Regional Identity vs. Shared Visual Language
Despite the clear evidence of borrowing, Pre-Columbian artists never lost sight of regional identity. The Maya continued to use their distinctive hieroglyphs and courtly scene paintings on cylindrical vases, even as they incorporated Teotihuacan motifs. The Zapotecs at Monte Albán maintained their own architectural canon and funerary urn styles while engaging with Mixtec and Teotihuacan influences. On the Gulf Coast, the Classic Veracruz culture developed a unique sculptural tradition featuring yokes, palmas, and hachas associated with the ballgame, an art form that was simultaneously part of a wider Mesoamerican complex and distinctly local in execution.
This balance between pan-regional symbols and local flavors demonstrates that cross-cultural exchange was not assimilation but a creative negotiation. Communities selectively adopted foreign elements that enhanced their own status or spiritual life, then adapted them to fit existing traditions. The result was a continent in which a Maya lord from Palenque and an Aztec tiacauh (warrior) from Tenochtitlan could both recognize a feathered serpent as a symbol of sacred authority while interpreting it through divergent mythologies.
Enduring Legacies and Modern Interpretation
The study of cross-cultural exchange in Pre-Columbian art is far more than an academic exercise. It helps dismantle the outdated notion of the Americas as a “New World” of isolated tribes, revealing instead a hemisphere teeming with interlocking civilizations. Contemporary indigenous communities in Mexico, Guatemala, Peru, and Bolivia continue to produce textiles, ceramics, and weavings that echo these ancient exchanges, blending Pre-Columbian motifs with colonial and modern influences. The market town of Chichicastenango, the weavers of Teotitlán del Valle, and the silversmiths of Taxco all carry forward the legacy of a visual language forged through millennia of contact.

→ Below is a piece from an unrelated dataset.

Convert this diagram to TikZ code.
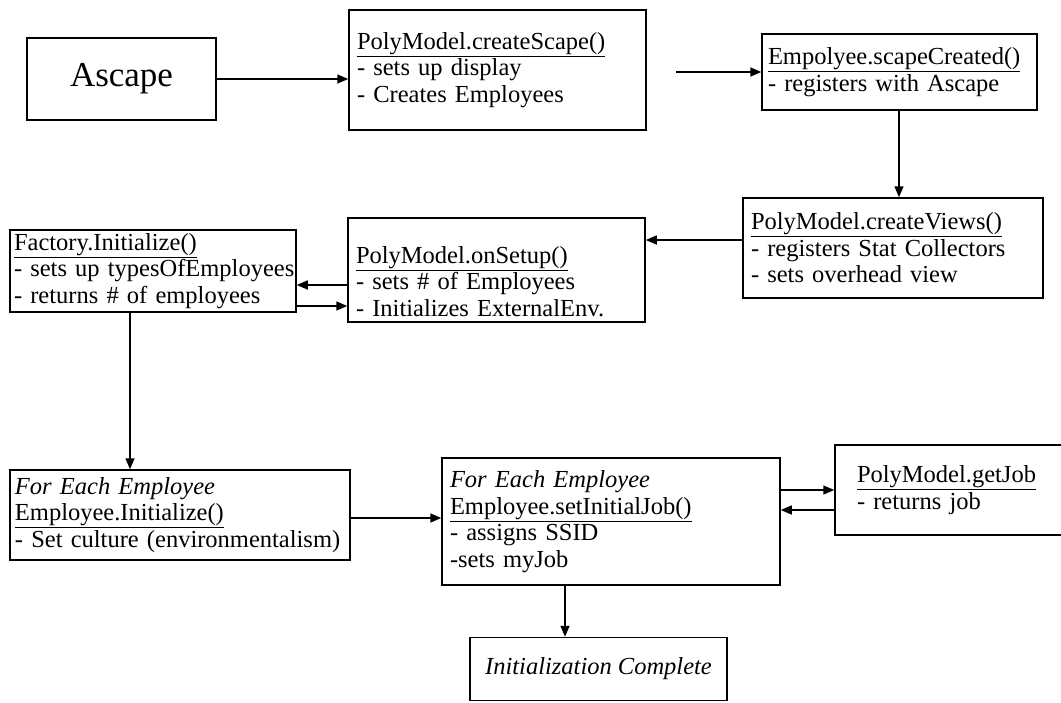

Museums and cultural institutions are increasingly interpreting these works through the lens of connectivity. Exhibitions at the National Museum of the American Indian emphasize the dynamic networks that shaped the artistic landscape, while academic symposia on the Mesoamerican Postclassic and the Andean Middle Horizon regularly redefine how we understand the flow of ideas. The very concept of “Pre-Columbian” is now being nuanced to recognize that cultures continually influenced each other up to and beyond the arrival of Europeans, with indigenous agency persisting through creative adaptations.
In conclusion, the significance of cross-cultural exchange in Pre-Columbian art forms cannot be overstated. It is the connective tissue that binds the monumental heads of the Olmec to the gold masks of the Sicán, the murals of Bonampak to the reliefs of Tiwanaku. This exchange was not a peripheral phenomenon but the central engine of artistic innovation, ensuring that the visual heritage of the ancient Americas remains a testament to shared creativity, resilience, and an enduring dialogue across mountains, deserts, jungles, and seas.